Title: Crisis, and the Importance of Traditional Wisdom in the Folklore of the Bengal Delta, in the Age of the Anthropocene
Stream: Philosophy - Philosophy and Public Policy
Presentation Type: Virtual Presentation
Koushik Ghosh, Central Washington University, United States
This paper focuses on the Sundarbans, which is one of the largest mangrove forests in the world (https://whc.unesco.org/en/list/798/). The Sundarbans stretches through the Bengal delta shared by both India and Bangladesh. Over the past few years, the Sundarbans has experienced severe climactic conditions. A collective solution to the climate crisis, despite the Paris agreement and COP-26 remains inadequate to address the crisis at hand. It is in this context, that it becomes germane to interrogate the decision-making apparatus in the public policy process. The paper crafts a narrative about the folkloric traditions of the people of the Sundarbans who have lived with natural calamity for centuries. This paper explores the traditional wisdom, and knowledge that is embedded in folklore.
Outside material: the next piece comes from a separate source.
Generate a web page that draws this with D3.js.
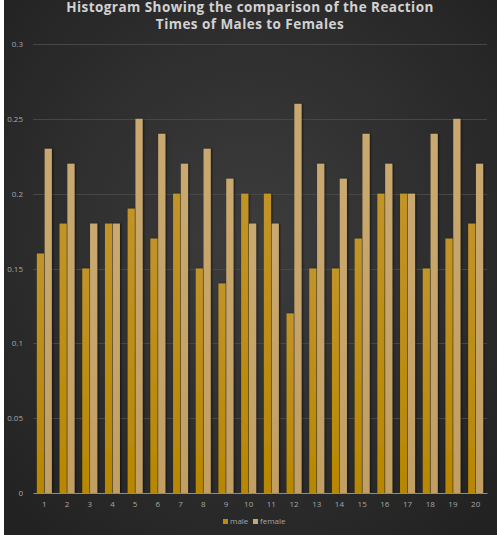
<!DOCTYPE html>
<html>
<head>
<meta charset="utf-8">
<script src="https://cdn.jsdelivr.net/npm/d3@7"></script>
<style>
  html, body { margin: 0; padding: 0; background: #fff; }
  svg { display: block; }
</style>
</head>
<body>
<div id="chart"></div>
<script>
// data
const trials = d3.range(1, 21).map(String);
const male = [0.16, 0.18, 0.15, 0.18, 0.19, 0.17, 0.20, 0.15, 0.14, 0.20,
              0.20, 0.12, 0.15, 0.15, 0.17, 0.20, 0.20, 0.15, 0.17, 0.18];
const female = [0.23, 0.22, 0.18, 0.18, 0.25, 0.24, 0.22, 0.23, 0.21, 0.18,
                0.18, 0.26, 0.22, 0.21, 0.24, 0.22, 0.20, 0.24, 0.25, 0.22];
const yTicks = [0, 0.05, 0.1, 0.15, 0.2, 0.25, 0.3];
const seriesNames = ["male", "female"];
const seriesColors = ["#bb8a0e", "#c9a76c"];

const width = 497, height = 535;
const margin = { top: 44, right: 10, bottom: 42, left: 33 };

const svg = d3.select("#chart").append("svg")
  .attr("width", width)
  .attr("height", height);

const defs = svg.append("defs");
const bg = defs.append("radialGradient").attr("id", "bg")
  .attr("cx", "50%").attr("cy", "45%").attr("r", "70%");
bg.append("stop").attr("offset", "0%").attr("stop-color", "#3d3d3d");
bg.append("stop").attr("offset", "100%").attr("stop-color", "#222222");

const grads = [["#c29428", "#b88700"], ["#caa970", "#c19f63"]];
grads.forEach((g, i) => {
  const lg = defs.append("linearGradient").attr("id", "bar" + i)
    .attr("x1", 0).attr("y1", 0).attr("x2", 0).attr("y2", 1);
  lg.append("stop").attr("offset", "0%").attr("stop-color", g[0]);
  lg.append("stop").attr("offset", "100%").attr("stop-color", g[1]);
});
const shadow = defs.append("filter").attr("id", "shadow")
  .attr("x", "-50%").attr("y", "-10%").attr("width", "200%").attr("height", "120%");
shadow.append("feDropShadow").attr("dx", 1).attr("dy", 0).attr("stdDeviation", 1.2)
  .attr("flood-color", "#000").attr("flood-opacity", 0.6);

svg.append("rect")
  .attr("x", 4).attr("y", 0)
  .attr("width", width - 4).attr("height", height)
  .attr("fill", "url(#bg)");

// title
svg.append("text")
  .attr("text-anchor", "middle")
  .attr("font-family", "Open Sans, sans-serif")
  .attr("font-weight", "bold")
  .attr("font-size", 13.5)
  .attr("letter-spacing", 0.45)
  .attr("fill", "#d2d2d2")
  .selectAll("tspan")
  .data(["Histogram Showing the comparison of the Reaction", "Times of Males to Females"])
  .join("tspan")
  .attr("x", 250)
  .attr("y", (d, i) => 12 + i * 17)
  .text(d => d);

const x = d3.scaleBand()
  .domain(trials)
  .range([margin.left, width - margin.right])
  .paddingInner(0.34)
  .paddingOuter(0.17);

const xSub = d3.scaleBand()
  .domain(seriesNames)
  .range([0, x.bandwidth()])
  .paddingInner(0.08);

const y = d3.scaleLinear()
  .domain([0, 0.3])
  .range([height - margin.bottom, margin.top]);

// gridlines
svg.append("g")
  .selectAll("line")
  .data(yTicks.filter(d => d > 0))
  .join("line")
  .attr("x1", margin.left).attr("x2", width - margin.right)
  .attr("y1", d => Math.round(y(d)) + 0.5).attr("y2", d => Math.round(y(d)) + 0.5)
  .attr("stroke", "#474747")
  .attr("stroke-width", 1);

// y axis labels
const yAxis = svg.append("g")
  .attr("transform", `translate(${margin.left - 7},0)`)
  .call(d3.axisLeft(y).tickValues(yTicks).tickSize(0).tickFormat(d => String(+d.toFixed(2))));
yAxis.select(".domain").remove();
yAxis.selectAll("text")
  .attr("fill", "#a6a6a6")
  .attr("font-family", "Open Sans, sans-serif")
  .attr("font-size", 8);

// bars
const values = [male, female];
const groups = svg.append("g")
  .selectAll("g")
  .data(trials)
  .join("g")
  .attr("transform", d => `translate(${x(d)},0)`);

groups.selectAll("rect")
  .data((d, i) => seriesNames.map((s, k) => ({ s, k, v: values[k][i] })))
  .join("rect")
  .attr("x", d => xSub(d.s))
  .attr("width", xSub.bandwidth())
  .attr("y", d => y(d.v))
  .attr("height", d => y(0) - y(d.v))
  .attr("fill", d => `url(#bar${d.k})`)
  .attr("filter", "url(#shadow)");

// x axis
const xAxis = svg.append("g")
  .attr("transform", `translate(0,${y(0)})`)
  .call(d3.axisBottom(x).tickSize(0).tickPadding(8));
xAxis.select(".domain")
  .attr("stroke", "#8c8c8c")
  .attr("stroke-width", 1.2);
xAxis.selectAll("text")
  .attr("fill", "#a6a6a6")
  .attr("font-family", "Open Sans, sans-serif")
  .attr("font-size", 8);

// legend
const legend = svg.append("g")
  .attr("transform", "translate(223,520)");
const legendItems = legend.selectAll("g")
  .data(seriesNames)
  .join("g")
  .attr("transform", (d, i) => `translate(${i * 30},0)`);
legendItems.append("rect")
  .attr("width", 5).attr("height", 5)
  .attr("y", -1)
  .attr("fill", (d, i) => seriesColors[i]);
legendItems.append("text")
  .attr("x", 7).attr("y", 4)
  .attr("fill", "#a6a6a6")
  .attr("font-family", "Open Sans, sans-serif")
  .attr("font-size", 8)
  .text(d => d);
</script>
</body>
</html>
The paper suggests that the stories we tell are essential to managing through crisis and uncertainty is a type of resiliency that is essential to the crafting of public policy. International and regional collective public-policy solutions are complex undertakings. This paper investigates the folklore of this region, to learn how the folkloric traditions have informed the people of this delta to not only accept natural calamities but to also adapt to the nature and pursue sustainable means of livelihood. The paper explores why the stories about resiliency that people in the delta have been telling each other for centuries, and who through appeal to folklore, rituals and management practices informed by folklore have been managing in an environment subject to natural calamities, are essential for policy discourse in the Anthropocene.